I see no other scheme building the legal, technical, and commercial standards for global payment roaming. We have invented this

Critic’s View: 
Building acceptance is hugely expensive — Visa/Mastercard succeeded because they invested for decades
Innovator’s Response:
 
Exactly why we don't try to replicate that. We roam onto existing networks rather than rebuild them — making global reach much cheaper and faster

Is it possible at all?

Despite the perceived elegant theoretical solution, several large hurdles remain:

  • Entrenched Consumer Habits: Payments must be simple, ubiquitous, and trusted. Changing behavior is notoriously difficult.
  • Merchant Expectations: Merchants want payment solutions that cover all customers instantly — fragmentation will delay adoption.
  • Competitive Countermoves: Visa and Mastercard are investing heavily in digital wallets, tokenization, and instant push-to-account capabilities, keeping them in the loop.
  • Scaling Cost and Partnerships: While roaming reduces infrastructure needs, securing enough critical partnerships worldwide remains a huge operational task.

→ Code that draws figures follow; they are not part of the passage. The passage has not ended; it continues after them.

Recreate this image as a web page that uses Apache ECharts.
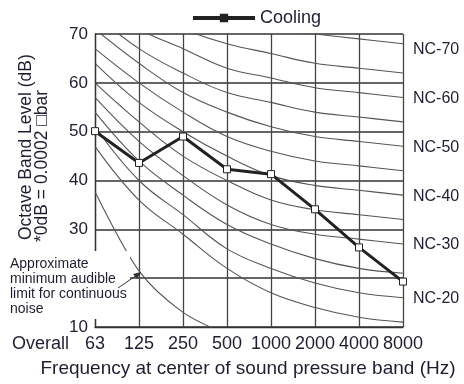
<!DOCTYPE html>
<html><head><meta charset="utf-8">
<script src="https://cdn.jsdelivr.net/npm/echarts@6/dist/echarts.min.js"></script>
<style>html,body{margin:0;padding:0;background:#fff}#c{width:464px;height:384px}</style>
</head><body><div id="c"></div>
<script>
const categories = ['63','125','250','500','1000','2000','4000','8000'];
const cooling = [50.1, 43.6, 49.0, 42.3, 41.3, 34.1, 26.3, 19.3];
const threshold = [37.7, 21.5, 13.0, 8.5];
const nc15 = [47,36,29,22,17,14,12,11];
const nc20 = [51,40,33,26,22,19,17,16];
const nc25 = [54,44,37,31,27,24,22,21];
const nc30 = [57,48,41,35,31,29,28,27];
const nc35 = [60,52,45,40,36,34,33,32];
const nc40 = [64,56,50,45,41,39,38,37];
const nc45 = [67,60,54,49,46,44,43,42];
const nc50 = [71,64,58,54,51,49,48,47];
const nc55 = [74,67,62,58,56,54,53,52];
const nc60 = [77,71,67,63,61,59,58,57];
const nc65 = [80,75,71,68,66,64,63,62];
const nc70 = [83,79,75,72,71,70,69,68];
const ncCurves = [['NC-15',nc15],['NC-20',nc20],['NC-25',nc25],['NC-30',nc30],['NC-35',nc35],['NC-40',nc40],['NC-45',nc45],['NC-50',nc50],['NC-55',nc55],['NC-60',nc60],['NC-65',nc65],['NC-70',nc70]];
const labeledCurves = ['NC-20','NC-30','NC-40','NC-50','NC-60','NC-70'];
const yMin = 10, yMax = 70, yStep = 10;

const TXT = '#1e1e30';
const FONT = 'Liberation Sans, Arial, sans-serif';

const chart = echarts.init(document.getElementById('c'), null, {renderer:'canvas'});
const series = ncCurves.map(([name, data]) => ({
  name, type:'line', data, smooth:0.4, symbol:'none', silent:true,
  lineStyle:{color:'#555', width:1.1},
  endLabel:{show: labeledCurves.includes(name), formatter:name, distance:10, color:TXT, fontSize:16, fontFamily:FONT,
    offset: name==='NC-70' ? [0,6] : [0,1]},
  z:2
}));
series.push({name:'threshold', type:'line', data:threshold, smooth:0.3, symbol:'none', silent:true,
  lineStyle:{color:'#555', width:1.1}, z:2});
series.push({name:'Cooling', type:'line', data:cooling, symbol:'rect', symbolSize:7,
  itemStyle:{color:'#fff', borderColor:'#222', borderWidth:1},
  lineStyle:{color:'#222', width:3}, z:5});

chart.setOption({
  animation:false,
  textStyle:{fontFamily:FONT},
  legend:{data:[{name:'Cooling', itemStyle:{color:'#222', borderColor:'#222'}, lineStyle:{width:4, color:'#222'}}], top:4, left:186, itemWidth:62, itemHeight:8, itemGap:9,
    textStyle:{fontSize:18, color:TXT, fontFamily:FONT}},
  grid:{left:95, right:61, top:34, bottom:57, containLabel:false},
  xAxis:{type:'category', data:categories, boundaryGap:false,
    axisLine:{show:true, lineStyle:{color:'#333', width:1.3}},
    axisTick:{show:false},
    axisLabel:{color:TXT, fontSize:18, fontFamily:FONT, margin:8, interval:0},
    splitLine:{show:true, lineStyle:{color:'#444', width:1.3}}},
  yAxis:{type:'value', min:yMin, max:yMax, interval:yStep,
    axisLine:{show:true, lineStyle:{color:'#333', width:1.3}},
    axisTick:{show:false},
    axisLabel:{color:TXT, fontSize:17, fontFamily:FONT, margin:7, padding:[8,0,0,0]},
    splitLine:{show:true, lineStyle:{color:'#333', width:1.5}}},
  graphic:[
    {type:'rect', z:100, shape:{x:4, y:251, width:126, height:68}, style:{fill:'#fff'}},
    {type:'text', z:101, left:10, top:257, style:{text:'Approximate\nminimum audible\nlimit for continuous\nnoise', fill:TXT, fontSize:14, lineHeight:15, fontFamily:FONT}},
    {type:'line', z:101, shape:{x1:118, y1:288, x2:137, y2:275}, style:{stroke:'#333', lineWidth:1}},
    {type:'polygon', z:101, shape:{points:[[141,272],[133,274],[137,279]]}, style:{fill:'#333'}},
    {type:'text', z:101, x:26, y:240, rotation:Math.PI/2, style:{text:'Octave Band Level (dB)', fill:TXT, fontSize:17.5, fontFamily:FONT, align:'left', verticalAlign:'middle'}},
    {type:'text', z:101, x:42, y:242, rotation:Math.PI/2, style:{text:'*0dB = 0.0002 \u25A1bar', fill:TXT, fontSize:17.5, fontFamily:FONT, align:'left', verticalAlign:'middle'}},
    {type:'text', z:101, x:12, y:344, style:{text:'Overall', fill:TXT, fontSize:18, fontFamily:FONT, align:'left', verticalAlign:'middle'}},
    {type:'text', z:101, x:248, y:369, style:{text:'Frequency at center of sound pressure band (Hz)', fill:TXT, fontSize:19, fontFamily:FONT, align:'center', verticalAlign:'middle'}}
  ],
  series
});
</script></body></html>
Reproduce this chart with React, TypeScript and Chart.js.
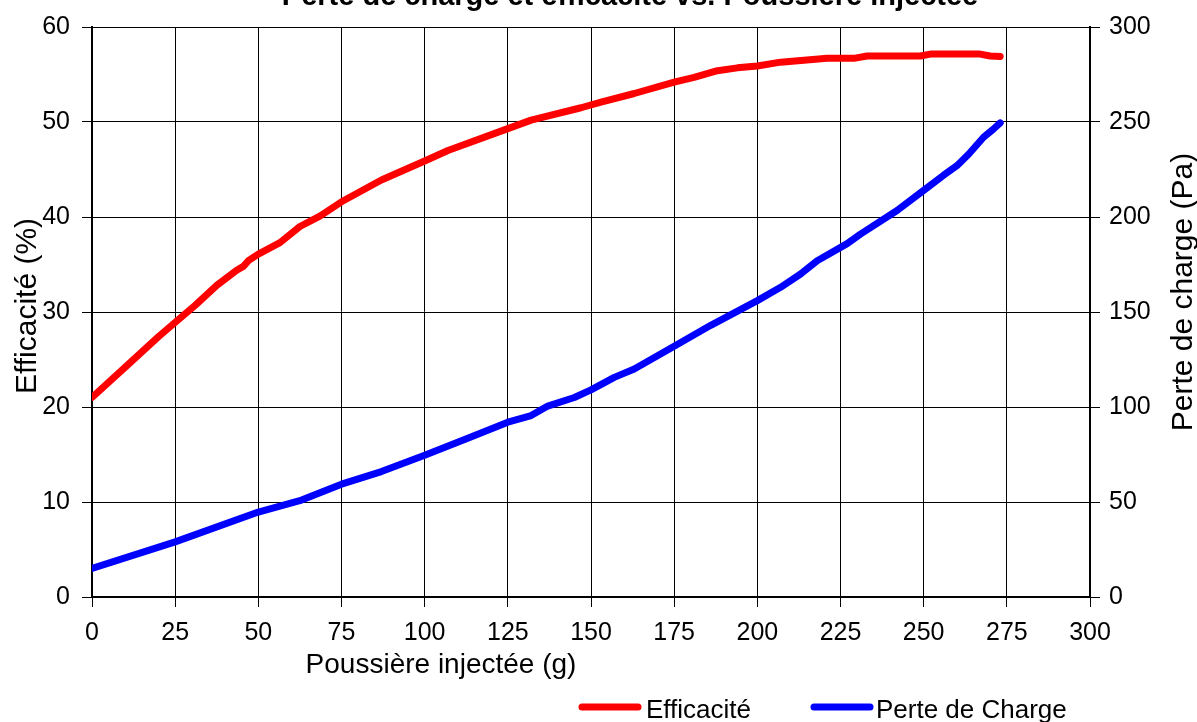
import React, { useEffect, useRef } from "react";
import { Chart, registerables } from "chart.js";

Chart.register(...registerables);

const TITLE = "Perte de charge et efficacité vs. Poussière injectée";
const X_TITLE = "Poussière injectée (g)";
const Y_LEFT_TITLE = "Efficacité (%)";
const Y_RIGHT_TITLE = "Perte de charge (Pa)";
const SERIES_NAMES = ["Efficacité", "Perte de Charge"];
const SERIES_COLORS = ["#ff0000", "#0000ff"];

// Efficacité (%) vs poussière injectée (g)
const effX = [0, 10, 20, 25, 31, 37.5, 43.5, 45.5, 47, 50, 56.5, 62.5, 68.5, 75, 87, 100, 107, 125, 132, 147, 153, 163, 175, 181, 188, 194, 200, 207, 221, 229, 233, 249, 252, 267, 270, 273];
const effY = [21.0, 24.2, 27.4, 28.9, 30.7, 32.8, 34.4, 34.8, 35.4, 36.1, 37.3, 39.0, 40.1, 41.6, 43.9, 45.9, 47.0, 49.3, 50.2, 51.5, 52.1, 53.0, 54.2, 54.7, 55.4, 55.7, 55.9, 56.3, 56.7, 56.7, 56.95, 56.95, 57.15, 57.15, 56.95, 56.9];

// Perte de charge (Pa) vs poussière injectée (g)
const pdcX = [0, 25, 50, 63, 75, 87, 100, 112, 125, 132, 137, 145, 150, 157, 163, 175, 186, 200, 207, 213, 218, 227, 231, 242, 250, 256, 260, 263.5, 268, 271, 273];
const pdcY = [15, 29, 44.7, 51, 59.4, 66, 74.6, 82.9, 92, 95.5, 100.5, 105, 109, 115.6, 120, 132, 143, 156, 163, 170, 177, 186, 191, 203.4, 214, 222, 227, 233, 242, 246.3, 249.5];

const X_MIN = 0, X_MAX = 300, X_STEP = 25;
const YL_MIN = 0, YL_MAX = 60, YL_STEP = 10;
const YR_MIN = 0, YR_MAX = 300, YR_STEP = 50;

const FONT = "'Liberation Sans', Arial, sans-serif";

const textPlugin = {
  id: "textPlugin",
  afterDraw(chart: any) {
    const ctx = chart.ctx;
    ctx.save();
    ctx.fillStyle = "#000";
    // title (partly clipped at top, as in reference)
    ctx.font = `bold 29px ${FONT}`;
    ctx.textAlign = "center";
    ctx.textBaseline = "alphabetic";
    ctx.fillText(TITLE, 630, 5);
    // x axis title
    ctx.font = `28px ${FONT}`;
    ctx.fillText(X_TITLE, 441, 673);
    // left y title
    ctx.font = `30px ${FONT}`;
    ctx.save();
    ctx.translate(36, 306);
    ctx.rotate(-Math.PI / 2);
    ctx.textAlign = "center";
    ctx.fillText(Y_LEFT_TITLE, 0, 0);
    ctx.restore();
    // right y title
    ctx.save();
    ctx.translate(1192, 292);
    ctx.rotate(-Math.PI / 2);
    ctx.textAlign = "center";
    ctx.fillText(Y_RIGHT_TITLE, 0, 0);
    ctx.restore();
    // legend
    const items = [
      { x1: 582, x2: 638, tx: 646 },
      { x1: 814, x2: 870, tx: 876 },
    ];
    ctx.font = `26px ${FONT}`;
    ctx.textAlign = "left";
    items.forEach((it, i) => {
      ctx.strokeStyle = SERIES_COLORS[i];
      ctx.lineWidth = 7;
      ctx.lineCap = "round";
      ctx.beginPath();
      ctx.moveTo(it.x1, 707);
      ctx.lineTo(it.x2, 707);
      ctx.stroke();
      ctx.fillStyle = "#000";
      ctx.fillText(SERIES_NAMES[i], it.tx, 718);
    });
    ctx.restore();
  },
};

export default function App() {
  const ref = useRef<HTMLCanvasElement | null>(null);
  useEffect(() => {
    if (!ref.current) return;
    const chart = new Chart(ref.current, {
      type: "line",
      data: {
        datasets: [
          {
            label: SERIES_NAMES[0],
            data: effX.map((x, i) => ({ x, y: effY[i] })),
            borderColor: SERIES_COLORS[0],
            backgroundColor: SERIES_COLORS[0],
            borderWidth: 7,
            pointRadius: 0,
            borderCapStyle: "round",
            borderJoinStyle: "round",
            tension: 0,
            yAxisID: "y",
          },
          {
            label: SERIES_NAMES[1],
            data: pdcX.map((x, i) => ({ x, y: pdcY[i] })),
            borderColor: SERIES_COLORS[1],
            backgroundColor: SERIES_COLORS[1],
            borderWidth: 7,
            pointRadius: 0,
            borderCapStyle: "round",
            borderJoinStyle: "round",
            tension: 0,
            yAxisID: "y1",
          },
        ],
      },
      options: {
        animation: false,
        responsive: false,
        devicePixelRatio: 1,
        layout: { padding: { top: 26, left: 0, right: 0, bottom: 0 } },
        plugins: { legend: { display: false }, title: { display: false }, tooltip: { enabled: false } },
        scales: {
          x: {
            type: "linear",
            min: X_MIN,
            max: X_MAX,
            ticks: { stepSize: X_STEP, color: "#000", font: { family: FONT, size: 25 }, padding: 11, maxRotation: 0 },
            grid: { color: "#000", lineWidth: 1, tickLength: 10, tickColor: "#000" },
            border: { color: "#000", width: 2 },
            afterFit: (s: any) => { s.height = 125; },
          },
          y: {
            position: "left",
            min: YL_MIN,
            max: YL_MAX,
            ticks: { stepSize: YL_STEP, color: "#000", font: { family: FONT, size: 25 }, padding: 12 },
            grid: { color: "#000", lineWidth: 1, tickLength: 10, tickColor: "#000" },
            border: { color: "#000", width: 2 },
            afterFit: (s: any) => { s.width = 92; },
          },
          y1: {
            position: "right",
            min: YR_MIN,
            max: YR_MAX,
            ticks: { stepSize: YR_STEP, color: "#000", font: { family: FONT, size: 25 }, padding: 9 },
            grid: { drawOnChartArea: false, tickLength: 10, tickColor: "#000" },
            border: { color: "#000", width: 2 },
            afterFit: (s: any) => { s.width = 107; },
          },
        },
      },
      plugins: [textPlugin],
    } as any);
    return () => chart.destroy();
  }, []);
  return (
    <canvas
      ref={ref}
      width={1197}
      height={722}
      style={{ position: "absolute", left: 0, top: 0, width: 1197, height: 722, display: "block" }}
    />
  );
}
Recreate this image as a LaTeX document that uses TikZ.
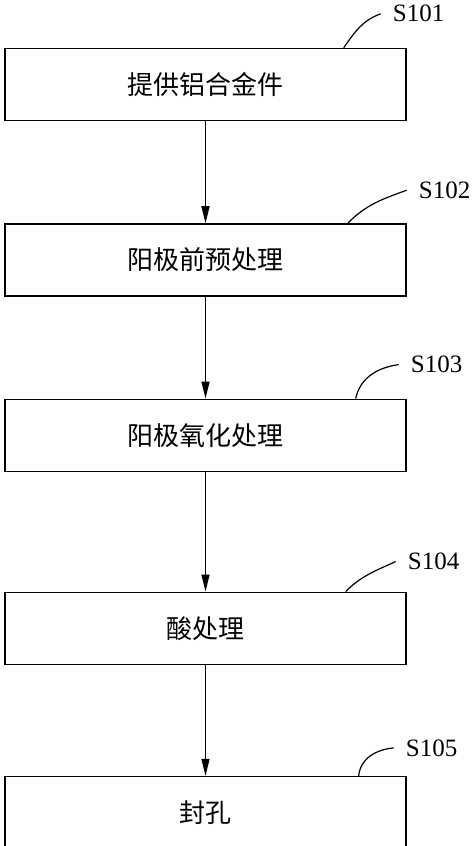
\documentclass[tikz,border=0pt]{standalone}
\usepackage{fontspec}
\setmainfont{Liberation Serif}
\newfontfamily\cjk{Noto Sans CJK SC}
\usetikzlibrary{arrows.meta,positioning}

\begin{document}
\begin{tikzpicture}[
      x=1pt, y=1pt,
      stepbox/.style={
         rectangle,
         draw=black,
         line width=1.4pt,
         inner sep=0pt,
         minimum width=401pt,
         minimum height=72pt,
         font=\cjk\fontsize{26}{30}\selectfont},
      steplabel/.style={
         anchor=west,
         inner xsep=12pt,
         inner ysep=0pt,
         font=\fontsize{25}{28}\selectfont},
      myarrow/.style={-{Triangle[length=17pt,width=8pt]}, line width=1.4pt},
      mycurve/.style={line width=1.2pt},
      node distance=102pt
      ]
      \useasboundingbox (0,0) rectangle (474,-846);
      \node[stepbox] (b1) at (205.5,-84.5) {提供铝合金件};
      \node[stepbox,below=of b1] (b2) {阳极前预处理};
      \node[stepbox,below=of b2] (b3) {阳极氧化处理};
      \node[stepbox,below=119.5pt of b3] (b4) {酸处理};
      \node[stepbox,below=111pt of b4] (b5) {封孔};

    \foreach \i/\j in {b1/b2, b2/b3, b3/b4, b4/b5}
       \draw [myarrow] (\i) -- (\j);

    \foreach \b/\txt/\dx/\dy/\sx/\ou/\ii in {% box/label/label shift/curve start/out/in
      b1/S101/-26/34/-63/55/200,
      b2/S102/0/33/-59/45/200,
      b3/S103/-8/34/-51/78/188,
      b4/S104/-11/30/-61/45/205,
      b5/S105/-13/28/-48/85/185}
    {
       \node[steplabel] (l\b) at ([xshift=\dx pt,yshift=\dy pt]\b.north east) {\txt};
       \draw [mycurve] ([xshift=\sx pt]\b.north east) to[out=\ou,in=\ii] (l\b.west);
    }
\end{tikzpicture}
\end{document}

The critic’s underlying skepticism remains valid: success will depend not only on vision, but on operational excellence at scale. To be achieved alongside the two giants who have not only cash, but also immense IQ power. Basically, it requires a new David who is not afraid of Goliath. 

Conclusion: Evolution, Not Revolution?

What is described is a radically different operating model:

  • Seamless integration into banking and merchant apps.
  • Real-time, account-based transactions without card rails.
  • Loyalty embedded natively into the checkout experience.
  • Payment roaming across continents without changing the user's home legal, commercial, or technical environment.

This introduces something that even major Instant Payment systems have not yet solved: a cross-border, interoperable, mobile-first account payment network.

If successful, this could not only challenge Visa and Mastercard’s silent oligopoly but also show UPI, PIX, and other IP giants the blueprint for a true global instant payment infrastructure.

And achieving this will be super hard. Some might argue it is impossible. Let’s talk.